10/19/10

Overwhelmed - Writing Your Life Can Be "Too Much Birthday"

I'm doing THIS again.

I'm spending way too much time inner-monologuing about how it's totally fine that I'm spending my Thanksgiving weekend at a Star Trek convention and jetting off to spend three days filming a webisode series based on theme parks and playing about an hour a day of Arkham Asylum, even though I definitely don't have the time to do any of those things.

I'm getting defensive and grumpy. With myself. This happens when I get really stressed out, and stress is just a natural part of every day life, but it becomes overbearing sometimes in graduate school. I'm in the home stretch with my thesis...I have five months to polish my book, lots of reviews to put it through, criticism to take, editing to do, and it's just really really hard right now for some reason. Maybe because I'm a Nonfiction writer, so I'm sifting through these really emotional life memories every day. They say that if you are a writer, that you should write the book you need to write first, the one you are just burning to tell...and there's some reason why I need to write this. I think I need to sort through my own childhood before I have children of my own, but that's all beside the point. (Writers sure can whine, can't we?)

True story...that's me.
When I was a kid, I was notorious for shutting down. I would zip myself into a closed sleeping bag and just lay in the middle of the living room floor in broad daylight and just try to disappear when I was worried or nervous. This happened often around holidays, when the suspense of knowing that soon it was going to be candy heaven or that Christmas would finally arrive simply became too much to bear. Yes, I can even get myself stressed out about the good things in life. I was notorious for weeping uncontrollably as a child on happy occasions and holidays, too overcome with emotion to function.  I spent my entire third birthday with my head in my hands at Chuck E. Cheese, crying over my vanilla cake and ice cream, scared of the animatronic gorilla and feeling a general combination of that Berenstein Bears, "Too Much Birthday" stress and twinges of guilt over everyone having to come together to celebrate my existence.

I was the Woody Allen of 1980's childhood.

Who am I kidding, I'm the Woody Allen of my late twenties. My point is, I worry. A lot. If worrying were a public service, I'd be a saint by now. But worrying is also terrible for my creativity. It sucks the life out of me. Stops me in my tracks during the re-drafting process of my book. I worry, am I getting it right? Will anyone be mad at me for what I'm writing? Whose feelings will I hurt? These are all terrible pitfalls of writing memoir.

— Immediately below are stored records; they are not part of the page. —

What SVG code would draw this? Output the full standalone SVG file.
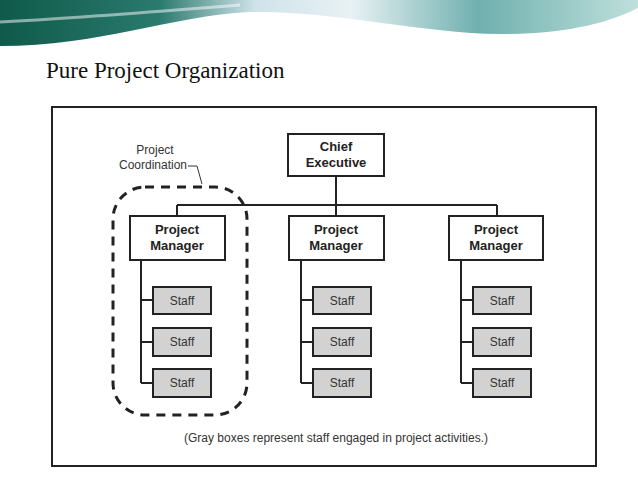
<svg xmlns="http://www.w3.org/2000/svg" width="638" height="479" viewBox="0 0 638 479">
<style>
.b{fill:#fff;stroke:#222;stroke-width:2}
.s{fill:#d2d2d2;stroke:#222;stroke-width:2}
.l{stroke:#222;stroke-width:2;fill:none}
.tb{font-family:"Liberation Sans",Arial,sans-serif;font-weight:bold;font-size:13px;fill:#222;text-anchor:middle}
.ts{font-family:"Liberation Sans",Arial,sans-serif;font-size:12px;fill:#333;text-anchor:middle}
</style>
<defs>
<linearGradient id="g1" x1="0" x2="1" y1="0" y2="0">
<stop offset="0" stop-color="#0f5a4a"/><stop offset="0.25" stop-color="#2a7a6e"/><stop offset="0.4" stop-color="#cfe3ea"/><stop offset="0.55" stop-color="#e8f1f4"/><stop offset="0.75" stop-color="#6fb0ae"/><stop offset="1" stop-color="#bfe0dc"/>
</linearGradient>
</defs>
<rect width="638" height="479" fill="#fff"/>
<g id="banner">
<path d="M0 0 H638 V8 C610 22 570 34 500 34 C420 33 330 10 250 12 C170 16 100 46 0 46 Z" fill="url(#g1)"/>
<path d="M0 22 C80 18 150 12 240 5" stroke="#fff" stroke-width="3" fill="none" opacity="0.5"/>
</g>
<text x="46" y="78" font-family="Liberation Serif,serif" font-size="23" fill="#111">Pure  Project Organization</text>
<rect x="52" y="107" width="544" height="359" fill="none" stroke="#222" stroke-width="2"/>
<g id="connectors">
<path class="l" d="M336 176V205M177 205H497M177 205V216M336 205V216M497 205V216"/>
<path class="l" d="M141 260V383M141 300H153M141 342H153M141 383H153"/>
<path class="l" d="M301 260V383M301 300H313M301 342H313M301 383H313"/>
<path class="l" d="M461 260V383M461 300H473M461 342H473M461 383H473"/>
<path d="M188 166 L197 166 L202 184" stroke="#333" stroke-width="1" fill="none"/>
</g>
<g id="coordination">
<rect x="113" y="187" width="134" height="228" rx="32" fill="none" stroke="#222" stroke-width="3" stroke-dasharray="9 7"/>
<text class="ts" x="155" y="154">Project</text>
<text class="ts" x="153" y="169">Coordination</text>
</g>
<g id="chief"><rect class="b" x="288" y="134" width="96" height="42"/><text class="tb" x="336" y="151">Chief</text><text class="tb" x="336" y="167">Executive</text></g>
<g id="pm1"><rect class="b" x="130" y="216" width="95" height="44"/><text class="tb" x="177" y="234">Project</text><text class="tb" x="177" y="250">Manager</text></g>
<g id="pm2"><rect class="b" x="289" y="216" width="95" height="44"/><text class="tb" x="336" y="234">Project</text><text class="tb" x="336" y="250">Manager</text></g>
<g id="pm3"><rect class="b" x="449" y="216" width="94" height="44"/><text class="tb" x="496" y="234">Project</text><text class="tb" x="496" y="250">Manager</text></g>
<g id="staff1a"><rect class="s" x="153" y="287" width="58" height="27"/><text class="ts" x="182" y="305">Staff</text></g>
<g id="staff1b"><rect class="s" x="153" y="328" width="58" height="28"/><text class="ts" x="182" y="346">Staff</text></g>
<g id="staff1c"><rect class="s" x="153" y="369" width="58" height="28"/><text class="ts" x="182" y="387">Staff</text></g>
<g id="staff2a"><rect class="s" x="313" y="287" width="58" height="27"/><text class="ts" x="342" y="305">Staff</text></g>
<g id="staff2b"><rect class="s" x="313" y="328" width="58" height="28"/><text class="ts" x="342" y="346">Staff</text></g>
<g id="staff2c"><rect class="s" x="313" y="369" width="58" height="28"/><text class="ts" x="342" y="387">Staff</text></g>
<g id="staff3a"><rect class="s" x="473" y="287" width="58" height="27"/><text class="ts" x="502" y="305">Staff</text></g>
<g id="staff3b"><rect class="s" x="473" y="328" width="58" height="28"/><text class="ts" x="502" y="346">Staff</text></g>
<g id="staff3c"><rect class="s" x="473" y="369" width="58" height="28"/><text class="ts" x="502" y="387">Staff</text></g>
<text class="ts" x="336" y="442">(Gray boxes represent staff engaged in project activities.)</text>
</svg>
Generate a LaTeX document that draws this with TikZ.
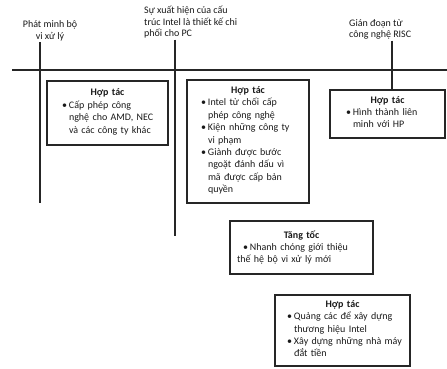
\documentclass[tikz,border=0pt]{standalone}
\usepackage{fontspec}
\setmainfont{Carlito}
\usetikzlibrary{positioning}

\newcommand{\diem}[2][11pt]{\par\noindent\hspace*{#1}\begin{tabular}[t]{@{}p{7pt}@{}l@{}}\textbullet&#2\end{tabular}\par\prevdepth=.3\baselineskip}
\newcommand{\tieude}[1]{{\centering\textbf{#1}\par}}

\tikzset{
  khung/.style={draw=black!85, line width=1.1pt, inner xsep=4pt, inner ysep=2pt, align=left, font=\fontsize{10}{12.4}\selectfont, text=black!90},
  nhan/.style={font=\fontsize{10}{11.5}\selectfont, text=black!90, inner sep=1pt},
  truc/.style={draw=black!85, line width=1.1pt},
}

\begin{document}
\begin{tikzpicture}[x=1pt, y=-1pt]
\useasboundingbox (0,0) rectangle (447,369);
\node[nhan, align=center] (phatminh) at (50,31) {Phát minh bộ\\vi xử lý};
\node[nhan, align=left, anchor=north west] (xuathien) at (143,5) {Sự xuất hiện của cấu\\trúc Intel là thiết kế chi\\phối cho PC};
\node[nhan, align=left, anchor=north west] (giandoan) at (348,18) {Gián đoạn từ\\công nghệ RISC};
\node[khung, text width=113pt, minimum height=64pt] (hoptacA) at (107.5,113) {\tieude{Hợp tác}\diem{Cấp phép công\\&nghệ cho AMD, NEC\\&và các công ty khác}};
\node[khung, text width=114pt, minimum height=123pt] (hoptacB) at (248,141.5) {\tieude{Hợp tác}\diem[10pt]{Intel từ chối cấp\\&phép công nghệ}\diem[10pt]{Kiện những công ty\\&vi phạm}\diem[10pt]{Giành được bước\\&ngoặt đánh dấu vì\\&mã được cấp bản\\&quyền}};
\node[khung, text width=107pt, minimum height=48pt] (hoptacC) at (387.5,114) {\tieude{Hợp tác}\diem[12pt]{Hình thành liên\\&minh với HP}};
\node[khung, text width=135pt, minimum height=53pt] (tangtoc) at (301.5,247.5) {\tieude{Tăng tốc}\diem[9pt]{Nhanh chóng giới thiệu}\noindent\hspace*{3pt}thế hệ bộ vi xử lý mới};
\node[khung, text width=127pt, minimum height=71pt] (hoptacD) at (342.5,330.5) {\tieude{Hợp tác}\diem[8pt]{Quảng các để xây dựng\\&thương hiệu Intel}\diem[8pt]{Xây dựng những nhà máy\\&đắt tiền}};
\coordinate (dauTruc) at (12,70);
\coordinate (cuoiTruc) at (447,70);
\coordinate (chan1) at (40,203);
\coordinate (chan2) at (175,236);
\coordinate (moc3) at (392,90);
\draw[truc] (dauTruc) -- (cuoiTruc);
\draw[truc] (phatminh.south -| chan1) -- (chan1);
\draw[truc] (xuathien.south -| chan2) -- (chan2);
\draw[truc] (giandoan.south -| moc3) -- (moc3 |- hoptacC.north);
\end{tikzpicture}
\end{document}
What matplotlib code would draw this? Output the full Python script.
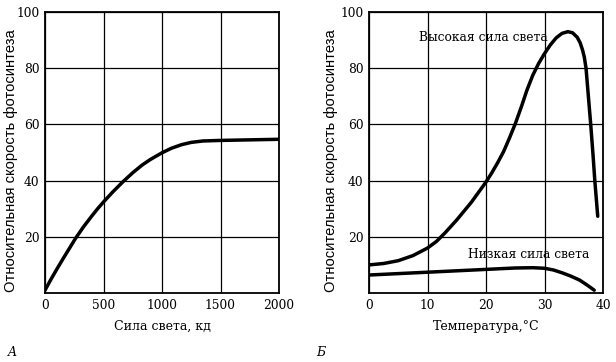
import matplotlib
matplotlib.use("Agg")
import matplotlib.pyplot as plt

# Panel A: light intensity vs relative photosynthesis rate
light_x = [0, 50, 100, 150, 200, 262, 330, 400, 450, 500, 580, 669, 750, 829, 900, 1000, 1080, 1168, 1250, 1350, 1500, 2000]
light_y = [1.0, 4.8, 8.4, 11.9, 15.3, 19.5, 23.6, 27.4, 30.0, 32.4, 36.0, 39.7, 42.8, 45.5, 47.5, 49.9, 51.5, 52.8, 53.6, 54.1, 54.3, 54.7]

# Panel B: temperature vs relative photosynthesis rate
high_t = [0, 2.5, 5, 7.5, 10, 11.5, 13, 15, 17.5, 20, 21, 22, 23, 24, 25, 26, 27, 28, 29, 30, 31, 32, 33, 34, 34.8, 35.6, 36.1, 36.5, 36.8, 37.1, 37.5, 37.9, 38.3, 38.6, 39.1]
high_y = [10.0, 10.5, 11.5, 13.3, 16.0, 18.3, 21.4, 26.0, 32.3, 39.5, 42.8, 46.4, 50.3, 55.1, 60.2, 66.0, 72.2, 77.5, 81.7, 85.2, 88.3, 90.8, 92.4, 93.0, 92.6, 91.0, 89.0, 86.5, 84.0, 80.0, 70.0, 60.0, 49.0, 40.0, 27.3]
low_t = [0, 5, 10, 15, 20, 25, 28, 30, 31.5, 33, 34.5, 36, 37.3, 38.5]
low_y = [6.4, 6.9, 7.4, 7.9, 8.4, 8.9, 9.0, 8.8, 8.2, 7.2, 6.0, 4.6, 2.8, 1.0]

y_ticks = [20, 40, 60, 80, 100]
a_ticks = [0, 500, 1000, 1500, 2000]
b_ticks = [0, 10, 20, 30, 40]

ylabel = "Относительная скорость фотосинтеза"
xlabel_a = "Сила света, кд"
xlabel_b = "Температура,°C"
label_high = "Высокая сила света"
label_low = "Низкая сила света"

serif = ["DejaVu Serif"]
sans = ["Liberation Sans", "DejaVu Sans"]

fig = plt.figure(figsize=(6.16, 3.62), dpi=100)
W, H = 616, 362

def make_ax(x0, x1, y0, y1):
    return fig.add_axes([x0 / W, (H - y1) / H, (x1 - x0) / W, (y1 - y0) / H])

axA = make_ax(45, 279, 12, 293)
axB = make_ax(369, 603, 12, 293)

def style(ax, xlim, xticks):
    ax.set_xlim(*xlim)
    ax.set_ylim(0, 100)
    ax.set_xticks(xticks)
    ax.set_yticks(y_ticks)
    ax.grid(True, color="black", linewidth=0.9)
    ax.set_axisbelow(True)
    ax.tick_params(length=0, pad=4, labelsize=8.8)
    for lab in ax.get_xticklabels() + ax.get_yticklabels():
        lab.set_family(serif)
    for s in ax.spines.values():
        s.set_linewidth(1.3)

style(axA, (0, 2000), a_ticks)
style(axB, (0, 40), b_ticks)

kw = dict(color="black", linewidth=2.5, solid_capstyle="round", solid_joinstyle="round")
axA.plot(light_x, light_y, **kw)
axB.plot(high_t, high_y, **kw)
axB.plot(low_t, low_y, **kw)

axA.set_xlabel(xlabel_a, family=serif, fontsize=9, labelpad=6)
axB.set_xlabel(xlabel_b, family=serif, fontsize=9, labelpad=6)

fig.text(10.7 / W, (H - 161) / H, ylabel, rotation=90, ha="center", va="center", family=sans, fontsize=10.6)
fig.text(331 / W, (H - 161) / H, ylabel, rotation=90, ha="center", va="center", family=sans, fontsize=10.6)

fig.text(483 / W, (H - 37.3) / H, label_high, ha="center", va="center", family=serif, fontsize=8.8)
fig.text(528.5 / W, (H - 255) / H, label_low, ha="center", va="center", family=serif, fontsize=8.8)

fig.text(8 / W, (H - 353) / H, "A", ha="left", va="center", family=serif, style="italic", fontsize=9)
fig.text(316 / W, (H - 353) / H, "Б", ha="left", va="center", family=serif, style="italic", fontsize=9)

fig.savefig("out.png", dpi=100)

But write a memoir I must. Write a memoir, I have. My first draft is finished. And now it's time to get on with it and finish it. Cut, rebuild, redraft, add, take away...just finish the dang thing. I'm staying off of Facebook, blogging less I'm sure you've noticed...doing everything I can to put my energy where it belongs. Not into clever status updates or cute lists of things or magazine articles or my carefully sculpted geek internet persona. (Which is authentic, but still...I blog about Star Wars, not my "writerly" ennui or what I ate for breakfast...that's a deliberate marketing choice.)

My energy is going into this book that I need to write to feel right with my life, with the world, with my future. Because I'm doing anything I can to distract myself. Because writing memoir is painful. It means writing out all the death and sadness and anger from your life. But I'm taking a page from the author Cathy Day, who also writes a lot about life in Indiana, and Haven Kimmel too...I'm writing "toward hope". Mining the good. I've had a great life, and I intend for the book to show that right alongside the pain. I hope it's funny. I hope I'm clever. I hope people like it, and me, and I'd be a big fat liar if I said I didn't care. After all, writers write to be read, don't they?

But weeping and cocoons are not really a practical way of dealing with stress for me anymore. (Not very socially acceptable either to lay on your office floor in a zipped up sleeping bag, crying uncontrollably.)

So what's an emotionally challenged geek gal to do at such a busy and challenging time of life?  What are your options when you're so overwhelmed, even with good things and work that you're grateful for, that your work begins to suffer ever so slightly?

Turn to Mary Poppins for life coach advice, naturally. "Find the fun, and snap, the job's a game!"



Cheeky indeed...someone tell me how to make a game out of redrafting a memoir and they'll get a billion dollar contract from Hasbro.

I guess it's back to the drawing board for me, maybe some private crying sessions...and I'd kill for a piece of vanilla cake right about now. (Hold the animatronic gorilla.)

1 comment:

Jake Williams said...

Would it be OK if I came along for that vanilla cake? I'd be real quiet and I'd beat away the animatronic gorilla if need be. Great piece. You've put your stress into words and even though I hate seeing your stressed out, I love reading about it.